## Listing
'''

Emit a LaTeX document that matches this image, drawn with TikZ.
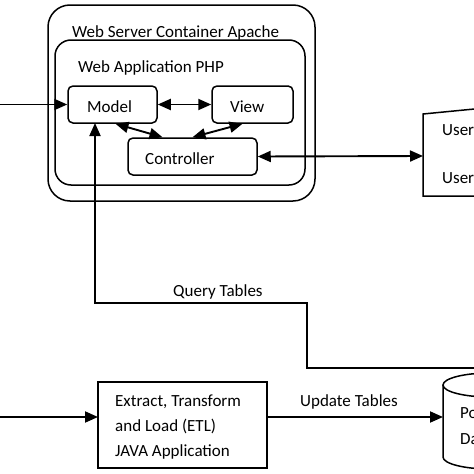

'''
'''

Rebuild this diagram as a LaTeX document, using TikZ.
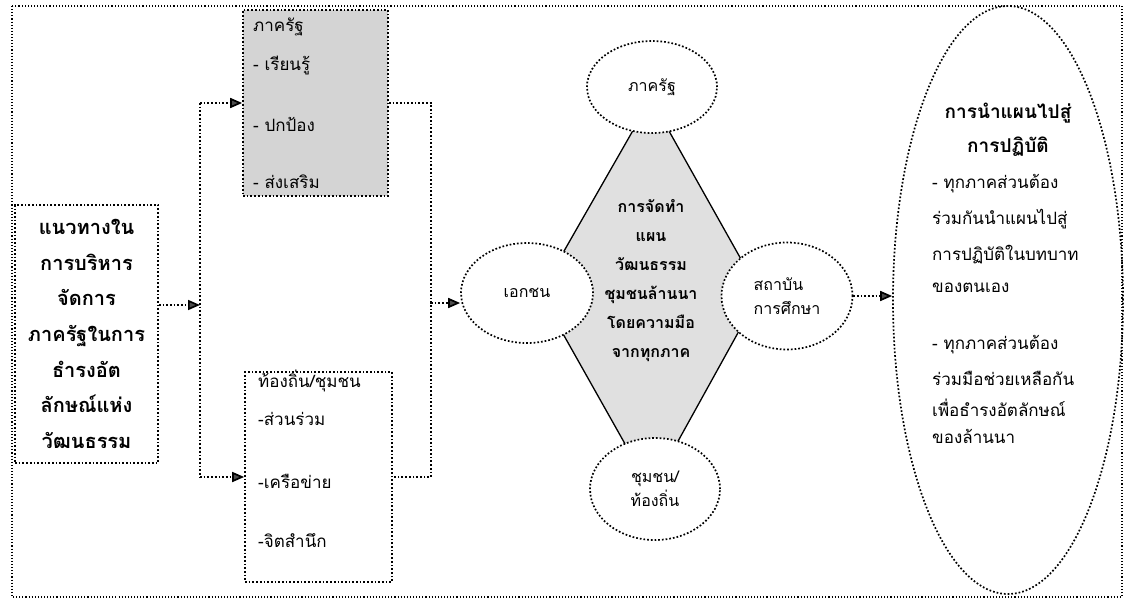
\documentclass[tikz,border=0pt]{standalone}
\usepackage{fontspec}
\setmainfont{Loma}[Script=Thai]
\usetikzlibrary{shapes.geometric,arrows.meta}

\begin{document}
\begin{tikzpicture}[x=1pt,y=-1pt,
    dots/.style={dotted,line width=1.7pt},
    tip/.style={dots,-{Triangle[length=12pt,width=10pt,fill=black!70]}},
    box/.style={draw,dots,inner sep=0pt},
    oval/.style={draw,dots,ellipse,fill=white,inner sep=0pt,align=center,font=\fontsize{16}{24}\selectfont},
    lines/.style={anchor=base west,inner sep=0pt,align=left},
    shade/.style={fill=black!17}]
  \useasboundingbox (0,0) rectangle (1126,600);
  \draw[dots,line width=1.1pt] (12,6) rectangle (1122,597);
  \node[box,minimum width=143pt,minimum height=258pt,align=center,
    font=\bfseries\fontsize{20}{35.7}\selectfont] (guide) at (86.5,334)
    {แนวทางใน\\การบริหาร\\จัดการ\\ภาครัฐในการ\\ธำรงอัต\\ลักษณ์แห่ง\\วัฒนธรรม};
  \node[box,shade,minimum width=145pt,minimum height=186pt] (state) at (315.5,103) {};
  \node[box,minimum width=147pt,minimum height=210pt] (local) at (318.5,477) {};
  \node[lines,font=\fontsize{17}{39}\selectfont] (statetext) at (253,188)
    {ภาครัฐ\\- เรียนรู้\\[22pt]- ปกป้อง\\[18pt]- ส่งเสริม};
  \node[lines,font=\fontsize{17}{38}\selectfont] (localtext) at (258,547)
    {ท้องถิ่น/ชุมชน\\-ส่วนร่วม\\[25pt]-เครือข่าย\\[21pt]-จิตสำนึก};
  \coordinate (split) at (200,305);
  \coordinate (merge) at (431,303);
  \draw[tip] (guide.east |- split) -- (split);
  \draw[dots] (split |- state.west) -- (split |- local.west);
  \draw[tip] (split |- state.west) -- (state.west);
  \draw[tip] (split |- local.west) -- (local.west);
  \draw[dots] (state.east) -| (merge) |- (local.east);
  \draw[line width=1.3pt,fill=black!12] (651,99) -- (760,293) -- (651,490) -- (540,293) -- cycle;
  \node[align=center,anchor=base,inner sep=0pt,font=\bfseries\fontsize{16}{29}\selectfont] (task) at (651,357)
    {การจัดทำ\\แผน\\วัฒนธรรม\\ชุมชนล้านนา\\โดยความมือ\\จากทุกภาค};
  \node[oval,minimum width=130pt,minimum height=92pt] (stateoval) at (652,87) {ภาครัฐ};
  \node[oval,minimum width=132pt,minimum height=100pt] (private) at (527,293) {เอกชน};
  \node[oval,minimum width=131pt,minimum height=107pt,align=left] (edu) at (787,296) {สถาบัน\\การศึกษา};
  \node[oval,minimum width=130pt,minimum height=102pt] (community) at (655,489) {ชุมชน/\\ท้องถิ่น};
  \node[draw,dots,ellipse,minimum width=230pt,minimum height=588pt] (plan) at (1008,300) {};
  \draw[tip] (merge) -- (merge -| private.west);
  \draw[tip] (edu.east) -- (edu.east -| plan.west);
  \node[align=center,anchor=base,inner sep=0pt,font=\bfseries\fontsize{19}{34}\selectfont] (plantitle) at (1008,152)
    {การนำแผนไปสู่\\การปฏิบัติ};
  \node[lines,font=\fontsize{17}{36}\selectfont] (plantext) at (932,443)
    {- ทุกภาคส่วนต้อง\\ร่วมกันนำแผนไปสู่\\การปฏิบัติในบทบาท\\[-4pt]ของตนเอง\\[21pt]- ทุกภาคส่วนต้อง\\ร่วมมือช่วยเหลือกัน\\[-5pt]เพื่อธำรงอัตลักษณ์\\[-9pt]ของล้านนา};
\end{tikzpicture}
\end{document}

'''
'''

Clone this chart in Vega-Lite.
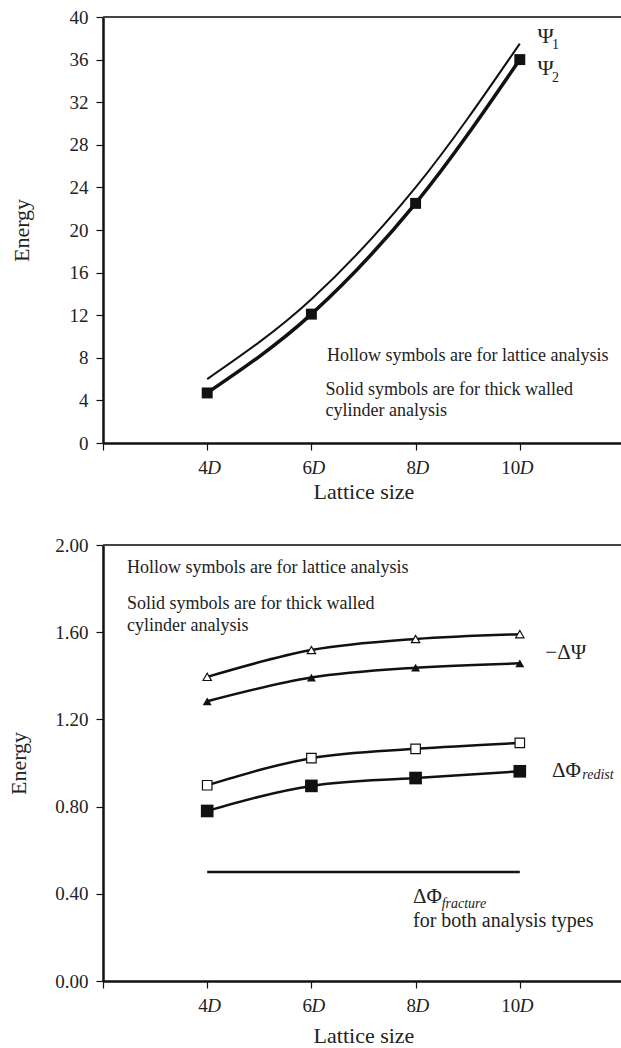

'''

## Problem to work on
Gather each line in these records that contains the string "this".

## The answer
Emit a LaTeX document that matches this image, drawn with TikZ.
Rebuild this diagram as a LaTeX document, using TikZ.
Clone this chart in Vega-Lite.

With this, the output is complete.